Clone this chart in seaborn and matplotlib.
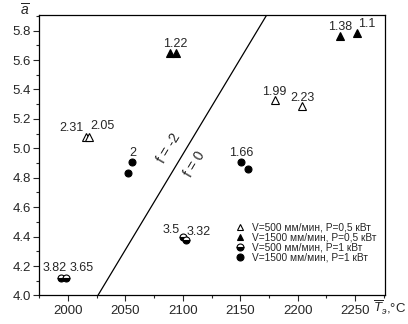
import matplotlib
matplotlib.use("Agg")
import matplotlib.pyplot as plt
from matplotlib.lines import Line2D
from matplotlib.ticker import MultipleLocator, FormatStrFormatter
import seaborn as sns
import pandas as pd

# V=500, P=0.5 (open triangles)
t_500_05 = [2016, 2018, 2180, 2204]
a_500_05 = [5.08, 5.08, 5.33, 5.285]

# V=1500, P=0.5 (filled triangles)
t_1500_05 = [2089, 2094, 2237, 2252]
a_1500_05 = [5.645, 5.645, 5.765, 5.785]

# V=500, P=1 (half-filled circles)
t_500_1 = [1993.5, 1998, 2100, 2102.5]
a_500_1 = [4.117, 4.12, 4.40, 4.375]

# V=1500, P=1 (filled circles)
t_1500_1 = [2056, 2052.5, 2151, 2157]
a_1500_1 = [4.91, 4.83, 4.905, 4.86]

# boundary line f=-2 / f=0
line_t = [2026, 2173]
line_a = [4.0, 5.906]

# point labels (text, x, y)
annotations = [
    ("2.31", 2003, 5.14), ("2.05", 2030, 5.15), ("1.99", 2180, 5.385), ("2.23", 2204, 5.34),
    ("1.22", 2093, 5.71), ("1.38", 2237, 5.825), ("1.1", 2260, 5.845),
    ("2", 2056, 4.97), ("1.66", 2151, 4.965),
    ("3.5", 2090, 4.446), ("3.32", 2114, 4.43), ("3.82", 1988.5, 4.19), ("3.65", 2012, 4.19),
]

legend_labels = ["V=500 мм/мин, P=0,5 кВт", "V=1500 мм/мин, P=0,5 кВт",
                 "V=500 мм/мин, P=1 кВт", "V=1500 мм/мин, P=1 кВт"]

sns.set_style("ticks")
plt.rcParams['font.family'] = ['Liberation Sans', 'DejaVu Sans']
plt.rcParams['mathtext.fontset'] = 'custom'
plt.rcParams['mathtext.it'] = 'Liberation Sans:italic'
plt.rcParams['mathtext.rm'] = 'Liberation Sans'

fig = plt.figure(figsize=(4.08, 3.24), dpi=100)
ax = fig.add_axes([0.0963, 0.088, 0.8473, 0.8657])

styles = [
    (t_500_05, a_500_05, dict(marker='^', markerfacecolor='white', markersize=5.5)),
    (t_1500_05, a_1500_05, dict(marker='^', markerfacecolor='black', markersize=6)),
    (t_500_1, a_500_1, dict(marker='o', fillstyle='bottom', markerfacecolor='black',
                            markerfacecoloralt='white', markersize=5)),
    (t_1500_1, a_1500_1, dict(marker='o', markerfacecolor='black', markersize=5)),
]
for xs, ys, kw in styles:
    df = pd.DataFrame({"T": xs, "a": ys})
    sns.lineplot(data=df, x="T", y="a", ax=ax, linestyle='', sort=False, estimator=None,
                 markeredgecolor='black', markeredgewidth=0.8, **kw)

sns.lineplot(x=line_t, y=line_a, ax=ax, color='black', linewidth=0.9, sort=False, estimator=None)

for txt, x, y in annotations:
    ax.text(x, y, txt, fontsize=9, ha='center', va='center')

ax.text(2088, 5.0, "f = -2", fontsize=10, rotation=59, ha='center', va='center')
ax.text(2110, 4.89, "f = 0", fontsize=10, rotation=59, ha='center', va='center')

handles = []
for _, _, kw in styles:
    hk = {k: v for k, v in kw.items() if k != 'markersize'}
    handles.append(Line2D([], [], linestyle='', markeredgecolor='black', markeredgewidth=0.8,
                          markersize=5, **hk))
ax.legend(handles, legend_labels, loc='upper left', bbox_to_anchor=(0.566, 0.261), frameon=False,
          fontsize=7.3, handlelength=1.0, handletextpad=0.68, labelspacing=0.0,
          borderpad=0, borderaxespad=0)

ax.set_xlim(1975, 2276)
ax.set_ylim(4.0, 5.906)
ax.xaxis.set_major_locator(MultipleLocator(50))
ax.xaxis.set_minor_locator(MultipleLocator(25))
ax.yaxis.set_major_locator(MultipleLocator(0.2))
ax.yaxis.set_minor_locator(MultipleLocator(0.1))
ax.yaxis.set_major_formatter(FormatStrFormatter("%.1f"))
ax.tick_params(axis='both', which='major', direction='out', length=4, width=0.8, labelsize=9.5, pad=3)
ax.tick_params(axis='y', which='major', pad=2)
ax.tick_params(axis='both', which='minor', direction='out', length=2, width=0.8)
ax.set_xlabel("")
ax.set_ylabel("")
for s in ax.spines.values():
    s.set_linewidth(0.9)
    s.set_color('black')

fig.text(25 / 408, 1 - 10 / 324, r"$\overline{a}$", fontsize=10, ha='center', va='center')
fig.text(390 / 408, 1 - 308 / 324, r"$\overline{T}_{э}$,°C", fontsize=9.5, ha='center', va='center')

fig.savefig("out.png", dpi=100)
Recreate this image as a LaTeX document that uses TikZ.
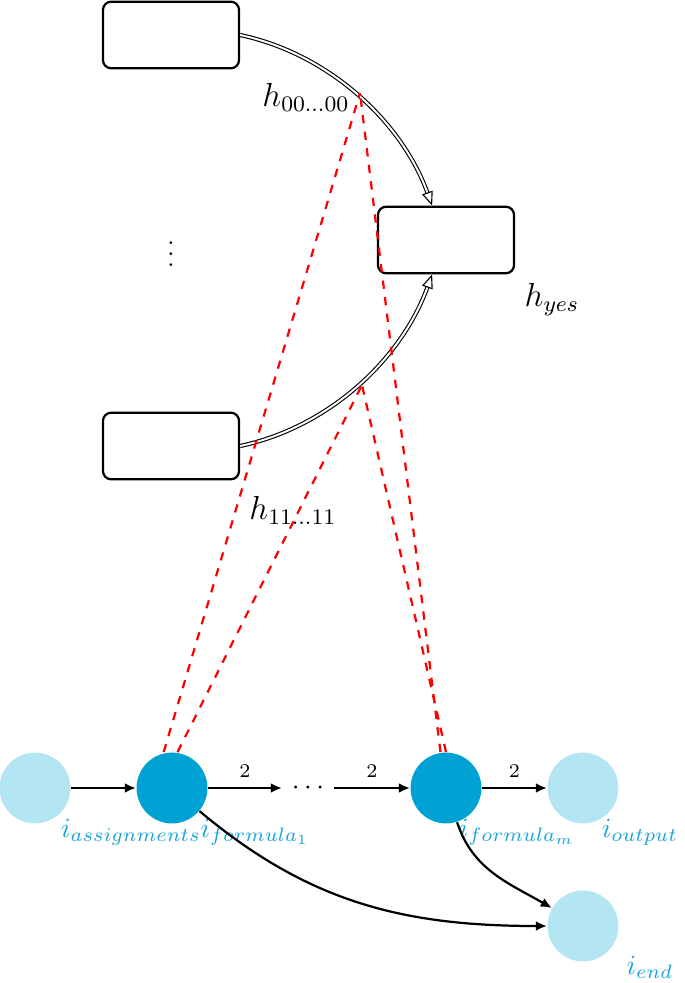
\documentclass[tikz,border=0pt]{standalone}
\usetikzlibrary{arrows.meta}
\definecolor{lightb}{HTML}{B3E5F2}
\definecolor{darkb}{HTML}{00A2D3}
\definecolor{labb}{HTML}{1AA3D6}
\begin{document}
\begin{tikzpicture}[x=0.36pt,y=-0.36pt,
  hbox/.style={draw,thick,rounded corners=3pt,minimum width=49pt,minimum height=24pt,inner sep=0pt},
  lcirc/.style={circle,fill=lightb,minimum size=25.5pt,inner sep=0pt},
  dcirc/.style={circle,fill=darkb,minimum size=25.5pt,inner sep=0pt},
  ilab/.style={text=labb,font=\normalsize},
  arr/.style={-{Latex[length=4pt,width=3.5pt]},thick},
  dbl/.style={double,double distance=0.7pt,-{Triangle[open,length=5pt,width=4pt]}},
  reddash/.style={draw=red,dashed,thick}]
\useasboundingbox (0,0) rectangle (685,983);
\node[hbox] (b1) at (171,35) {};
\node[hbox] (by) at (446,240) {};
\node[hbox] (b2) at (171,446) {};
\node[font=\small] (vd) at (171,246) {$\vdots$};
\node[font=\large] (l1) at (306,97) {$h_{00\ldots00}$};
\node[font=\large] (ly) at (552,300) {$h_{yes}$};
\node[font=\large] (l2) at (293,510) {$h_{11\ldots11}$};
\draw[dbl] (b1.east) to[out=-12,in=110,looseness=0.9] ([xshift=-5pt]by.north);
\draw[dbl] (b2.east) to[out=12,in=-110,looseness=0.9] ([xshift=-5pt]by.south);
\coordinate (p1) at (360,93);
\coordinate (p2) at (362,385);
\node[lcirc] (a) at (35,788) {};
\node[dcirc] (f1) at (172,788) {};
\node (dots) at (308,788) {$\cdots$};
\node[dcirc] (fm) at (446,788) {};
\node[lcirc] (out) at (583,788) {};
\node[lcirc] (end) at (583,926) {};
\node[ilab] (la) at (131,832) {$i_{assignments}$};
\node[ilab] (lf1) at (255,832) {$i_{formula_1}$};
\node[ilab] (lfm) at (517,832) {$i_{formula_m}$};
\node[ilab] (lo) at (640,832) {$i_{output}$};
\node[ilab] (le) at (650,967) {$i_{end}$};
\draw[arr] (a) -- (f1);
\draw[arr] (f1) -- node[above,font=\scriptsize] {2} (dots);
\draw[arr] (dots) -- node[above,font=\scriptsize] {2} (fm);
\draw[arr] (fm) -- node[above,font=\scriptsize] {2} (out);
\draw[arr] (f1) to[out=-40,in=180] (end);
\draw[arr] (fm) to[out=-72,in=150] (end);
\draw[reddash] ([xshift=-3pt]f1.north) -- (p1);
\draw[reddash] ([xshift=2pt]f1.north) -- (p2);
\draw[reddash] ([xshift=-2pt]fm.north) -- (p1);
\draw[reddash] ([xshift=0pt]fm.north) -- (p2);
\end{tikzpicture}
\end{document}
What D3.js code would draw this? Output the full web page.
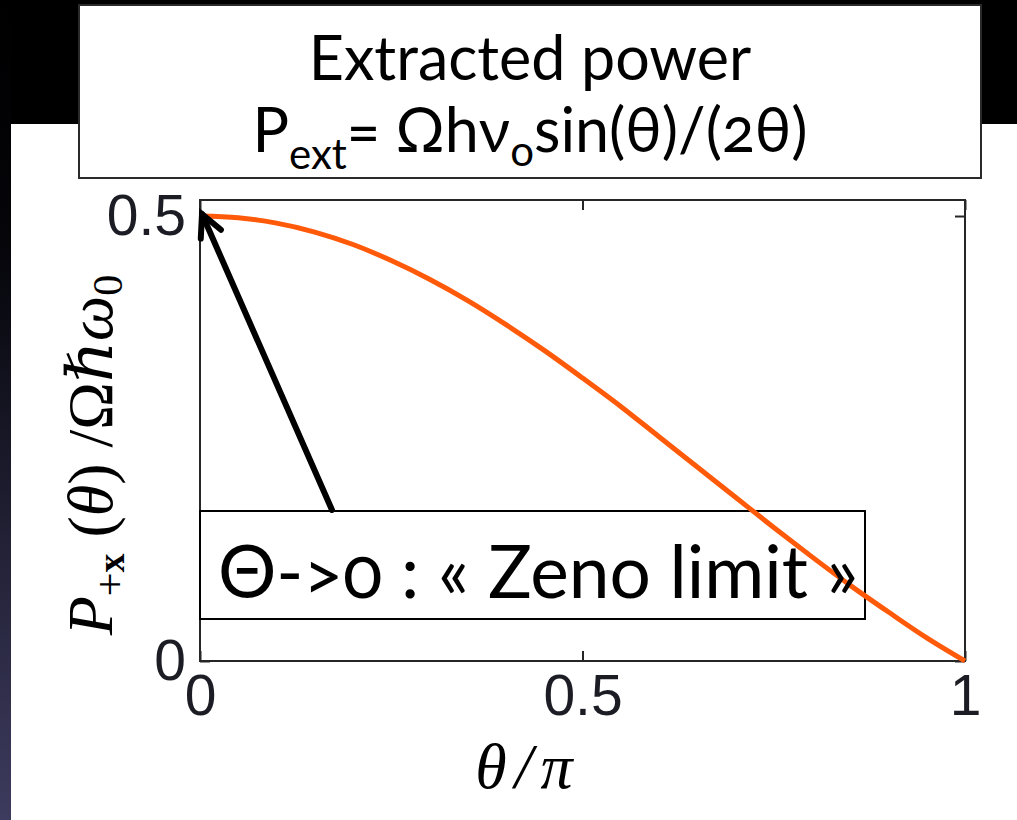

___

**TO BE DONE:**
Copy each line of the records precisely and drop any images they hold.

**TASK SOLUTION:**
Clone this chart in seaborn and matplotlib.
import matplotlib
matplotlib.use("Agg")
import matplotlib.pyplot as plt
from matplotlib.lines import Line2D
from matplotlib.ticker import MultipleLocator, FormatStrFormatter
import seaborn as sns
import pandas as pd

# V=500, P=0.5 (open triangles)
t_500_05 = [2016, 2018, 2180, 2204]
a_500_05 = [5.08, 5.08, 5.33, 5.285]

# V=1500, P=0.5 (filled triangles)
t_1500_05 = [2089, 2094, 2237, 2252]
a_1500_05 = [5.645, 5.645, 5.765, 5.785]

# V=500, P=1 (half-filled circles)
t_500_1 = [1993.5, 1998, 2100, 2102.5]
a_500_1 = [4.117, 4.12, 4.40, 4.375]

# V=1500, P=1 (filled circles)
t_1500_1 = [2056, 2052.5, 2151, 2157]
a_1500_1 = [4.91, 4.83, 4.905, 4.86]

# boundary line f=-2 / f=0
line_t = [2026, 2173]
line_a = [4.0, 5.906]

# point labels (text, x, y)
annotations = [
    ("2.31", 2003, 5.14), ("2.05", 2030, 5.15), ("1.99", 2180, 5.385), ("2.23", 2204, 5.34),
    ("1.22", 2093, 5.71), ("1.38", 2237, 5.825), ("1.1", 2260, 5.845),
    ("2", 2056, 4.97), ("1.66", 2151, 4.965),
    ("3.5", 2090, 4.446), ("3.32", 2114, 4.43), ("3.82", 1988.5, 4.19), ("3.65", 2012, 4.19),
]

legend_labels = ["V=500 мм/мин, P=0,5 кВт", "V=1500 мм/мин, P=0,5 кВт",
                 "V=500 мм/мин, P=1 кВт", "V=1500 мм/мин, P=1 кВт"]

sns.set_style("ticks")
plt.rcParams['font.family'] = ['Liberation Sans', 'DejaVu Sans']
plt.rcParams['mathtext.fontset'] = 'custom'
plt.rcParams['mathtext.it'] = 'Liberation Sans:italic'
plt.rcParams['mathtext.rm'] = 'Liberation Sans'

fig = plt.figure(figsize=(4.08, 3.24), dpi=100)
ax = fig.add_axes([0.0963, 0.088, 0.8473, 0.8657])

styles = [
    (t_500_05, a_500_05, dict(marker='^', markerfacecolor='white', markersize=5.5)),
    (t_1500_05, a_1500_05, dict(marker='^', markerfacecolor='black', markersize=6)),
    (t_500_1, a_500_1, dict(marker='o', fillstyle='bottom', markerfacecolor='black',
                            markerfacecoloralt='white', markersize=5)),
    (t_1500_1, a_1500_1, dict(marker='o', markerfacecolor='black', markersize=5)),
]
for xs, ys, kw in styles:
    df = pd.DataFrame({"T": xs, "a": ys})
    sns.lineplot(data=df, x="T", y="a", ax=ax, linestyle='', sort=False, estimator=None,
                 markeredgecolor='black', markeredgewidth=0.8, **kw)

sns.lineplot(x=line_t, y=line_a, ax=ax, color='black', linewidth=0.9, sort=False, estimator=None)

for txt, x, y in annotations:
    ax.text(x, y, txt, fontsize=9, ha='center', va='center')

ax.text(2088, 5.0, "f = -2", fontsize=10, rotation=59, ha='center', va='center')
ax.text(2110, 4.89, "f = 0", fontsize=10, rotation=59, ha='center', va='center')

handles = []
for _, _, kw in styles:
    hk = {k: v for k, v in kw.items() if k != 'markersize'}
    handles.append(Line2D([], [], linestyle='', markeredgecolor='black', markeredgewidth=0.8,
                          markersize=5, **hk))
ax.legend(handles, legend_labels, loc='upper left', bbox_to_anchor=(0.566, 0.261), frameon=False,
          fontsize=7.3, handlelength=1.0, handletextpad=0.68, labelspacing=0.0,
          borderpad=0, borderaxespad=0)

ax.set_xlim(1975, 2276)
ax.set_ylim(4.0, 5.906)
ax.xaxis.set_major_locator(MultipleLocator(50))
ax.xaxis.set_minor_locator(MultipleLocator(25))
ax.yaxis.set_major_locator(MultipleLocator(0.2))
ax.yaxis.set_minor_locator(MultipleLocator(0.1))
ax.yaxis.set_major_formatter(FormatStrFormatter("%.1f"))
ax.tick_params(axis='both', which='major', direction='out', length=4, width=0.8, labelsize=9.5, pad=3)
ax.tick_params(axis='y', which='major', pad=2)
ax.tick_params(axis='both', which='minor', direction='out', length=2, width=0.8)
ax.set_xlabel("")
ax.set_ylabel("")
for s in ax.spines.values():
    s.set_linewidth(0.9)
    s.set_color('black')

fig.text(25 / 408, 1 - 10 / 324, r"$\overline{a}$", fontsize=10, ha='center', va='center')
fig.text(390 / 408, 1 - 308 / 324, r"$\overline{T}_{э}$,°C", fontsize=9.5, ha='center', va='center')

fig.savefig("out.png", dpi=100)
Recreate this image as a LaTeX document that uses TikZ.
\documentclass[tikz,border=0pt]{standalone}
\usetikzlibrary{arrows.meta}
\definecolor{lightb}{HTML}{B3E5F2}
\definecolor{darkb}{HTML}{00A2D3}
\definecolor{labb}{HTML}{1AA3D6}
\begin{document}
\begin{tikzpicture}[x=0.36pt,y=-0.36pt,
  hbox/.style={draw,thick,rounded corners=3pt,minimum width=49pt,minimum height=24pt,inner sep=0pt},
  lcirc/.style={circle,fill=lightb,minimum size=25.5pt,inner sep=0pt},
  dcirc/.style={circle,fill=darkb,minimum size=25.5pt,inner sep=0pt},
  ilab/.style={text=labb,font=\normalsize},
  arr/.style={-{Latex[length=4pt,width=3.5pt]},thick},
  dbl/.style={double,double distance=0.7pt,-{Triangle[open,length=5pt,width=4pt]}},
  reddash/.style={draw=red,dashed,thick}]
\useasboundingbox (0,0) rectangle (685,983);
\node[hbox] (b1) at (171,35) {};
\node[hbox] (by) at (446,240) {};
\node[hbox] (b2) at (171,446) {};
\node[font=\small] (vd) at (171,246) {$\vdots$};
\node[font=\large] (l1) at (306,97) {$h_{00\ldots00}$};
\node[font=\large] (ly) at (552,300) {$h_{yes}$};
\node[font=\large] (l2) at (293,510) {$h_{11\ldots11}$};
\draw[dbl] (b1.east) to[out=-12,in=110,looseness=0.9] ([xshift=-5pt]by.north);
\draw[dbl] (b2.east) to[out=12,in=-110,looseness=0.9] ([xshift=-5pt]by.south);
\coordinate (p1) at (360,93);
\coordinate (p2) at (362,385);
\node[lcirc] (a) at (35,788) {};
\node[dcirc] (f1) at (172,788) {};
\node (dots) at (308,788) {$\cdots$};
\node[dcirc] (fm) at (446,788) {};
\node[lcirc] (out) at (583,788) {};
\node[lcirc] (end) at (583,926) {};
\node[ilab] (la) at (131,832) {$i_{assignments}$};
\node[ilab] (lf1) at (255,832) {$i_{formula_1}$};
\node[ilab] (lfm) at (517,832) {$i_{formula_m}$};
\node[ilab] (lo) at (640,832) {$i_{output}$};
\node[ilab] (le) at (650,967) {$i_{end}$};
\draw[arr] (a) -- (f1);
\draw[arr] (f1) -- node[above,font=\scriptsize] {2} (dots);
\draw[arr] (dots) -- node[above,font=\scriptsize] {2} (fm);
\draw[arr] (fm) -- node[above,font=\scriptsize] {2} (out);
\draw[arr] (f1) to[out=-40,in=180] (end);
\draw[arr] (fm) to[out=-72,in=150] (end);
\draw[reddash] ([xshift=-3pt]f1.north) -- (p1);
\draw[reddash] ([xshift=2pt]f1.north) -- (p2);
\draw[reddash] ([xshift=-2pt]fm.north) -- (p1);
\draw[reddash] ([xshift=0pt]fm.north) -- (p2);
\end{tikzpicture}
\end{document}
What D3.js code would draw this? Output the full web page.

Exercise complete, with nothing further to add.